WHAT IS EXPECTED: Exactly retype the lines from the one containing "Emit a component" through the one containing "const rightStep = 10;"; both ends count, pictures do not.

----------------------------------------

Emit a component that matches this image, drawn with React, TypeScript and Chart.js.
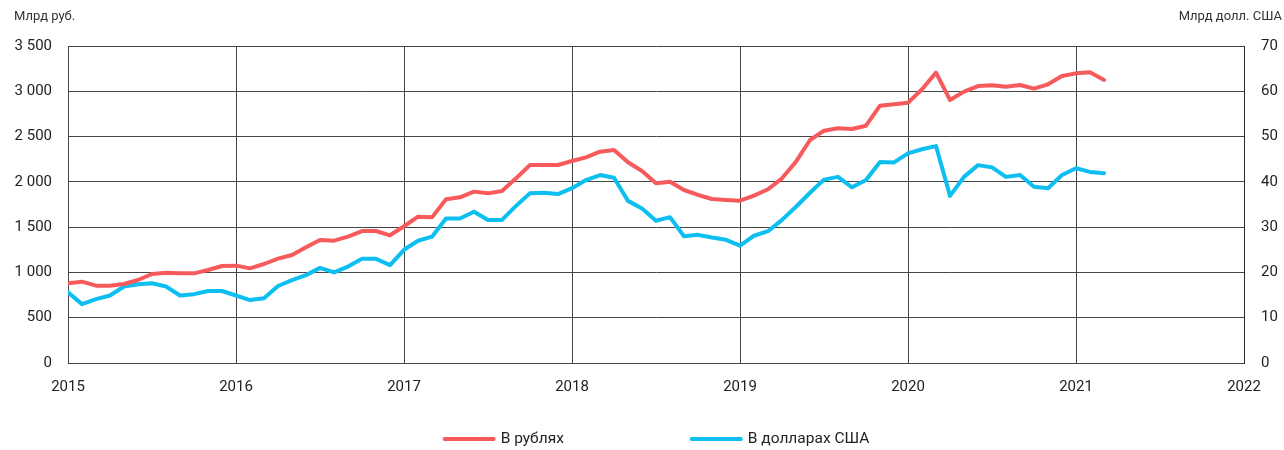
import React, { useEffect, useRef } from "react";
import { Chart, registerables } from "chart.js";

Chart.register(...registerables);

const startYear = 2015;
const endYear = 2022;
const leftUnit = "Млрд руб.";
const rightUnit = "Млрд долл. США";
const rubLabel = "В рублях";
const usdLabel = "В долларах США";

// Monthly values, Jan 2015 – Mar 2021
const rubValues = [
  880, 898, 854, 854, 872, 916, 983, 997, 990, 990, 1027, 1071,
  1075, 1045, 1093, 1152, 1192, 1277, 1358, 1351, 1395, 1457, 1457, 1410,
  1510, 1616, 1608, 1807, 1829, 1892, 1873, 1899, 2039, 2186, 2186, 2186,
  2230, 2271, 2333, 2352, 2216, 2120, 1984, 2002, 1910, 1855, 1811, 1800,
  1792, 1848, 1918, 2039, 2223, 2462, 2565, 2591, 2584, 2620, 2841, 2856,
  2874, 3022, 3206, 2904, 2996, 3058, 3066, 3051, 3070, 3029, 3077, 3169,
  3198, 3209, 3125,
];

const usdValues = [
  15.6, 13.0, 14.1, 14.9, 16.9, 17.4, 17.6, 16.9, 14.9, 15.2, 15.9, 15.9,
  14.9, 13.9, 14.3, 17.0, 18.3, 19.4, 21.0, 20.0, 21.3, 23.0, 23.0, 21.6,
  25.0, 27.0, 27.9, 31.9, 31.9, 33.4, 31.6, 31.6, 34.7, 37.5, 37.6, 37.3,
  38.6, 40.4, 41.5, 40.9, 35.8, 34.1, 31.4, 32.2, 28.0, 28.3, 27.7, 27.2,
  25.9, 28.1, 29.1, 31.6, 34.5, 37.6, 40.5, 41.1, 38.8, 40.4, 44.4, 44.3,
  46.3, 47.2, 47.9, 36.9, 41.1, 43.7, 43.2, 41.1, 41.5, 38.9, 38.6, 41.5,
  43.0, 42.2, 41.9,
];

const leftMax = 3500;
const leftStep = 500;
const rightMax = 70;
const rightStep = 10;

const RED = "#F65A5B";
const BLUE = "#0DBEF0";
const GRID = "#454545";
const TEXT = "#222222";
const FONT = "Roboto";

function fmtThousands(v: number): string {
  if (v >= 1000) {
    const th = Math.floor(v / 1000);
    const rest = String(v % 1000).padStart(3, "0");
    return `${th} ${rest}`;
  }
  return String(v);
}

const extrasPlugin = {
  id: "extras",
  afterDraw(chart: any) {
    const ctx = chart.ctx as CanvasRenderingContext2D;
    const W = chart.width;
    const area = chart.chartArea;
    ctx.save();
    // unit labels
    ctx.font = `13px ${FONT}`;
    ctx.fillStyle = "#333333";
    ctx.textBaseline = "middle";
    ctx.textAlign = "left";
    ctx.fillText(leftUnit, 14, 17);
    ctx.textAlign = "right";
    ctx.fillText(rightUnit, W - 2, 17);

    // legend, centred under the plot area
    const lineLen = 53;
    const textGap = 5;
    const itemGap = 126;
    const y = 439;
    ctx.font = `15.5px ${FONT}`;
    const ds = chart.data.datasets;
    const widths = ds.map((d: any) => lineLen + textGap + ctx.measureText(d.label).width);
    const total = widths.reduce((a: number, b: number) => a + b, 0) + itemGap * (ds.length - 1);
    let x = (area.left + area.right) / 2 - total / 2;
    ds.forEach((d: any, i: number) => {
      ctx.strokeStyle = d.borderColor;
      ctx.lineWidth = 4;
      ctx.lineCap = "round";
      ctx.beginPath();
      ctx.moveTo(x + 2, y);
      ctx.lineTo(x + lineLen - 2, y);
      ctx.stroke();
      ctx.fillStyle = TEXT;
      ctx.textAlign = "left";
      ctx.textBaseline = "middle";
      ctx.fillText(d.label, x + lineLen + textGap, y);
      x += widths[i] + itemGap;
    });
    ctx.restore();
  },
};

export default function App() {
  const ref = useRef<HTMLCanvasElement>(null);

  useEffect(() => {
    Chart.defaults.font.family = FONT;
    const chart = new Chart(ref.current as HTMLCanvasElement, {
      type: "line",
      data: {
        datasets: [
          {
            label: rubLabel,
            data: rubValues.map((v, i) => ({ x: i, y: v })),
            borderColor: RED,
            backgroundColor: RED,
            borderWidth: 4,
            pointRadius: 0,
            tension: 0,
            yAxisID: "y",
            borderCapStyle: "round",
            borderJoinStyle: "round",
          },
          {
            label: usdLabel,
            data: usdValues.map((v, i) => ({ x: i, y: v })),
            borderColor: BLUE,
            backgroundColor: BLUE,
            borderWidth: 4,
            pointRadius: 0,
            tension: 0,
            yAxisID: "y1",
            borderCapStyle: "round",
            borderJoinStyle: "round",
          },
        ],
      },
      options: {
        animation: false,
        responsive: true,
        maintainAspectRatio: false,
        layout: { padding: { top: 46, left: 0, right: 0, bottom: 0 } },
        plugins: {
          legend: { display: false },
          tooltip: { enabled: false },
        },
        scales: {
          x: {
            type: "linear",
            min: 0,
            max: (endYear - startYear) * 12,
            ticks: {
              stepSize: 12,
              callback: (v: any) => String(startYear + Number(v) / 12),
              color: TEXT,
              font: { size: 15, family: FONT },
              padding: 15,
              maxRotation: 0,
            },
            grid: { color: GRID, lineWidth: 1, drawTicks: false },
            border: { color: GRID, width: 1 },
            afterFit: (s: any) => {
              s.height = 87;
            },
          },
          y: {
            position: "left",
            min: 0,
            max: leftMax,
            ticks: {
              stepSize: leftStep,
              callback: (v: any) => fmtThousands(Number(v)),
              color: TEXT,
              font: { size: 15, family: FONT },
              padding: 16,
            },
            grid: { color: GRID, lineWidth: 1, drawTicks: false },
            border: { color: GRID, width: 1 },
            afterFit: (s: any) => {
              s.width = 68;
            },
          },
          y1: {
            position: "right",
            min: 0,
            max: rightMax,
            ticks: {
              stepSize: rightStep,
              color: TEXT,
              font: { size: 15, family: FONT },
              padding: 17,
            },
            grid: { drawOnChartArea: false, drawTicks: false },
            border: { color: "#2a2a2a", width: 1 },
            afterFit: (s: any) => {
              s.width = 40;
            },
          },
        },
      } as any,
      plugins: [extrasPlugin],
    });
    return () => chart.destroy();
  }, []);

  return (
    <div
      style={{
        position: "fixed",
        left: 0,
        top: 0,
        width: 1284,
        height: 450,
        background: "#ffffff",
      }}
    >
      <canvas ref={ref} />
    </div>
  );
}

----------------------------------------

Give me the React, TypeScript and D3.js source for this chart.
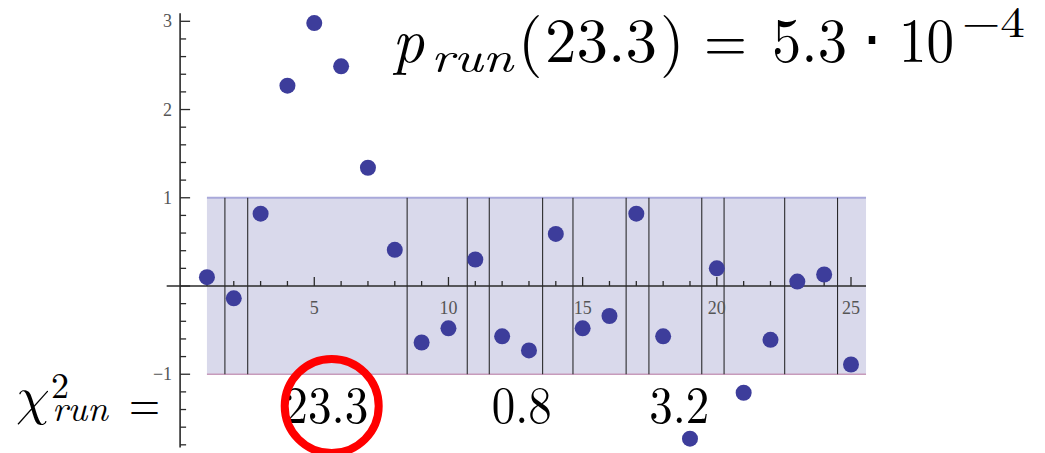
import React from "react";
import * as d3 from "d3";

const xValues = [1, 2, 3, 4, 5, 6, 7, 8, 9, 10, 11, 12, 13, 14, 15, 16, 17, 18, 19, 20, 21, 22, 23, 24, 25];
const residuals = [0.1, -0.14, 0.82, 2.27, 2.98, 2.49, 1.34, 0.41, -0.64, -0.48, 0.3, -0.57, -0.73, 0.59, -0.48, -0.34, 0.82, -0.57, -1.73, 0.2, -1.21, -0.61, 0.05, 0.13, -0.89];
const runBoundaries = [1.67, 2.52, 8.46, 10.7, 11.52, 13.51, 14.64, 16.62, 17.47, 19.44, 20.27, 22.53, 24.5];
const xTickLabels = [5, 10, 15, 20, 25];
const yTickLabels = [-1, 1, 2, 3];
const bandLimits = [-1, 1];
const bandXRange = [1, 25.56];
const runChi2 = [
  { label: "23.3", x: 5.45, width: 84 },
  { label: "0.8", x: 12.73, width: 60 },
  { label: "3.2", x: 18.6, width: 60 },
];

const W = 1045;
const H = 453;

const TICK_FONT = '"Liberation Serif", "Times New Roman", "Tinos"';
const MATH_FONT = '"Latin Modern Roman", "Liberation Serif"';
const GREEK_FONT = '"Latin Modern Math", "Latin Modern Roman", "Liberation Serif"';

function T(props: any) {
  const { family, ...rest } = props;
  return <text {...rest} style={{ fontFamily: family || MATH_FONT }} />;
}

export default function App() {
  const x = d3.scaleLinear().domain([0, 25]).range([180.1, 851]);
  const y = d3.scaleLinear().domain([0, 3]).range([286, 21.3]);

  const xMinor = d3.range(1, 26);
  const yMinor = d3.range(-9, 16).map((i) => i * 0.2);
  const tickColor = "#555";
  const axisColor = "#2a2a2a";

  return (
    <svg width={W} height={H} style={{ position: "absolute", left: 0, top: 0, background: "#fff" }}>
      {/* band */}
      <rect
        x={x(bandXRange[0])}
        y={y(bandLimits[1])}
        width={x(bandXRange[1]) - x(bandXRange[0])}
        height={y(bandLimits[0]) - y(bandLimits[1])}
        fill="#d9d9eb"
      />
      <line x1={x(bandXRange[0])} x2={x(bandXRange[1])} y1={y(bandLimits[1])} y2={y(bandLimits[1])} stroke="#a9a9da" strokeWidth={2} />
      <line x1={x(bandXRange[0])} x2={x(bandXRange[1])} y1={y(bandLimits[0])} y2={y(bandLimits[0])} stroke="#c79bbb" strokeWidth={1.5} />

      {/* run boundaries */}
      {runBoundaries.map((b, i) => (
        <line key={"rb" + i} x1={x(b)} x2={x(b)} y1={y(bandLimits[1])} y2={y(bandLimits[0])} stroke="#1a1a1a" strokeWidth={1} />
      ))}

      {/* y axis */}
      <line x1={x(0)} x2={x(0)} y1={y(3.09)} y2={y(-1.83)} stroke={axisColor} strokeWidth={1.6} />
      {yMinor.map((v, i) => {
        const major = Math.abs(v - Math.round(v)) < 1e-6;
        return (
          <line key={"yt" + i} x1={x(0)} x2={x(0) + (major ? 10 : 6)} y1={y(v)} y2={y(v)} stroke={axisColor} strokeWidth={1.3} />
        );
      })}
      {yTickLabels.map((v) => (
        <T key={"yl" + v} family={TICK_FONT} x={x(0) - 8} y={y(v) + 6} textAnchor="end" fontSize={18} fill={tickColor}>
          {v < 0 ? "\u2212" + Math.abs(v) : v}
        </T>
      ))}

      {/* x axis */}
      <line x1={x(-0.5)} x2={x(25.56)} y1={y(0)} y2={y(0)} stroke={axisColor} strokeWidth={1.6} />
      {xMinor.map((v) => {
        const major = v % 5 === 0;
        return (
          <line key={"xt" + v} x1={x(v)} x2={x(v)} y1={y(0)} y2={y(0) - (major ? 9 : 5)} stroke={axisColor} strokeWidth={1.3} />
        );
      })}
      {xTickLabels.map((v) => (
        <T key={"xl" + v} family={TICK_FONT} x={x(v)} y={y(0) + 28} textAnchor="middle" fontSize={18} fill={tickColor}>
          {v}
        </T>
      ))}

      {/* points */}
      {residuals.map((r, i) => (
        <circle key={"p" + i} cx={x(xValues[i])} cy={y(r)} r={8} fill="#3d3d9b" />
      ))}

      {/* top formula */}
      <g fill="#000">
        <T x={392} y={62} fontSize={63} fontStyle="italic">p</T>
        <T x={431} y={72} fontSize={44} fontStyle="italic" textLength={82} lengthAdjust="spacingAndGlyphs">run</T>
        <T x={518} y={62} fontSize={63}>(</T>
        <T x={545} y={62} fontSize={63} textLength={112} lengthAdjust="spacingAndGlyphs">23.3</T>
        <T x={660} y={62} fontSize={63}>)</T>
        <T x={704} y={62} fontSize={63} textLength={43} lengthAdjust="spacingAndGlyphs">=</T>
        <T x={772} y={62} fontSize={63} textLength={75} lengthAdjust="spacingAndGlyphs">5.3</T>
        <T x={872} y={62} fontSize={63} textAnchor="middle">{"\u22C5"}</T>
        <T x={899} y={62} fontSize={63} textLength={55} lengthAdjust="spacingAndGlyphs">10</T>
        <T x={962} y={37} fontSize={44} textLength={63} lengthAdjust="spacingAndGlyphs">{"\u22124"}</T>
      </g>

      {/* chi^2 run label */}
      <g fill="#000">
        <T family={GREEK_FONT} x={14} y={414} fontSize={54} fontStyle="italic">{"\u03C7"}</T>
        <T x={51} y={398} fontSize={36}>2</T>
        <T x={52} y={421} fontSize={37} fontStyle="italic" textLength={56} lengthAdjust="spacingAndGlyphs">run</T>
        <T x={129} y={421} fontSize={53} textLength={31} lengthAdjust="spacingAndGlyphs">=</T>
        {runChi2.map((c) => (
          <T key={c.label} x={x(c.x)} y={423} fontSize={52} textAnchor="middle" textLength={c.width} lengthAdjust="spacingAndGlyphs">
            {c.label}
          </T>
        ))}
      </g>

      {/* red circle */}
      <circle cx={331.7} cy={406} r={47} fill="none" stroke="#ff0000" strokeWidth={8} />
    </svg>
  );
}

----------------------------------------

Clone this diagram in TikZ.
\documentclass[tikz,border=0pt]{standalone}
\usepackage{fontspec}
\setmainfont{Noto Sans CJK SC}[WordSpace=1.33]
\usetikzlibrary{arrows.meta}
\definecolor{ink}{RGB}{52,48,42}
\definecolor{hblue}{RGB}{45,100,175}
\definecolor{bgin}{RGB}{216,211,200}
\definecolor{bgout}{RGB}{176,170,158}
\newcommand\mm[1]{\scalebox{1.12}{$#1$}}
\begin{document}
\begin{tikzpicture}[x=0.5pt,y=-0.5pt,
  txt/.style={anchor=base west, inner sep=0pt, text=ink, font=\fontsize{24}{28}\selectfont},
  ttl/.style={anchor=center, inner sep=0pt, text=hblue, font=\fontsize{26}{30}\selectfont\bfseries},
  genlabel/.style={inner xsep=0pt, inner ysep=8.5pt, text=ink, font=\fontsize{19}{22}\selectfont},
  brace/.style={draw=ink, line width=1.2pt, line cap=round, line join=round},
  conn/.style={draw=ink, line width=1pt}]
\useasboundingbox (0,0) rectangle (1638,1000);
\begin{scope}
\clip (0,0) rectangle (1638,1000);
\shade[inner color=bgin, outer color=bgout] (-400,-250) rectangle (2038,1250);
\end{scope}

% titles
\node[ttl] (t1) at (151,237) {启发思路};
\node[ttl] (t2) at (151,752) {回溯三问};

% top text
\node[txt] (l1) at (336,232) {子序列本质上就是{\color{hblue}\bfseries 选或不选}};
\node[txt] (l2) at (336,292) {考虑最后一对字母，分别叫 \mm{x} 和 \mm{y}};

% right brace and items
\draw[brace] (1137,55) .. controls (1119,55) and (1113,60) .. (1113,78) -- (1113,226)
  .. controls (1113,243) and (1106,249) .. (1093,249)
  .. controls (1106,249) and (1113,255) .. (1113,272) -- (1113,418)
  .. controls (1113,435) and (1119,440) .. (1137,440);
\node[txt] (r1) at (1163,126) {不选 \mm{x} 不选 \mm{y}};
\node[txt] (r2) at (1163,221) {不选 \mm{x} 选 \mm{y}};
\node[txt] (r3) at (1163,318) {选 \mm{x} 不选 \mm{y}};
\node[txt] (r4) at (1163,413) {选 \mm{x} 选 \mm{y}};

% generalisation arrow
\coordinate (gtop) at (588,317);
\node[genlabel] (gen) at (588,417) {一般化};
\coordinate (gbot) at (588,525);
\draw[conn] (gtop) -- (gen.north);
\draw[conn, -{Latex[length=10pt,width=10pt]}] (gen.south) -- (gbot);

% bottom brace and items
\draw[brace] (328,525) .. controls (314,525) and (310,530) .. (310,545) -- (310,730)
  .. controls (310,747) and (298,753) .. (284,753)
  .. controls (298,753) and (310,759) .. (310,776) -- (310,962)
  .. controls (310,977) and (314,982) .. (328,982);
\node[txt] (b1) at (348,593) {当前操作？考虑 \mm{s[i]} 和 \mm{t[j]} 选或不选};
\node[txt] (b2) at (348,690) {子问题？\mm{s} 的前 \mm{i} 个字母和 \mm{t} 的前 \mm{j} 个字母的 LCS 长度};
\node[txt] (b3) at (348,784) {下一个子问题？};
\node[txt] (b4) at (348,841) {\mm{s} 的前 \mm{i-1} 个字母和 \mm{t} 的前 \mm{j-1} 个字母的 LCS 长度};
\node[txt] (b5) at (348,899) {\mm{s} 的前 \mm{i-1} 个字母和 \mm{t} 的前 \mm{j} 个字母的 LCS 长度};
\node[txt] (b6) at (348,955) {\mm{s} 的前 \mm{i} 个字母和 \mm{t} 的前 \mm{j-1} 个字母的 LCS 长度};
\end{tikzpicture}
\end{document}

----------------------------------------

SOLUTION FOR THIS PROBLEM:
Emit a component that matches this image, drawn with React, TypeScript and Chart.js.
import React, { useEffect, useRef } from "react";
import { Chart, registerables } from "chart.js";

Chart.register(...registerables);

const startYear = 2015;
const endYear = 2022;
const leftUnit = "Млрд руб.";
const rightUnit = "Млрд долл. США";
const rubLabel = "В рублях";
const usdLabel = "В долларах США";

// Monthly values, Jan 2015 – Mar 2021
const rubValues = [
  880, 898, 854, 854, 872, 916, 983, 997, 990, 990, 1027, 1071,
  1075, 1045, 1093, 1152, 1192, 1277, 1358, 1351, 1395, 1457, 1457, 1410,
  1510, 1616, 1608, 1807, 1829, 1892, 1873, 1899, 2039, 2186, 2186, 2186,
  2230, 2271, 2333, 2352, 2216, 2120, 1984, 2002, 1910, 1855, 1811, 1800,
  1792, 1848, 1918, 2039, 2223, 2462, 2565, 2591, 2584, 2620, 2841, 2856,
  2874, 3022, 3206, 2904, 2996, 3058, 3066, 3051, 3070, 3029, 3077, 3169,
  3198, 3209, 3125,
];

const usdValues = [
  15.6, 13.0, 14.1, 14.9, 16.9, 17.4, 17.6, 16.9, 14.9, 15.2, 15.9, 15.9,
  14.9, 13.9, 14.3, 17.0, 18.3, 19.4, 21.0, 20.0, 21.3, 23.0, 23.0, 21.6,
  25.0, 27.0, 27.9, 31.9, 31.9, 33.4, 31.6, 31.6, 34.7, 37.5, 37.6, 37.3,
  38.6, 40.4, 41.5, 40.9, 35.8, 34.1, 31.4, 32.2, 28.0, 28.3, 27.7, 27.2,
  25.9, 28.1, 29.1, 31.6, 34.5, 37.6, 40.5, 41.1, 38.8, 40.4, 44.4, 44.3,
  46.3, 47.2, 47.9, 36.9, 41.1, 43.7, 43.2, 41.1, 41.5, 38.9, 38.6, 41.5,
  43.0, 42.2, 41.9,
];

const leftMax = 3500;
const leftStep = 500;
const rightMax = 70;
const rightStep = 10;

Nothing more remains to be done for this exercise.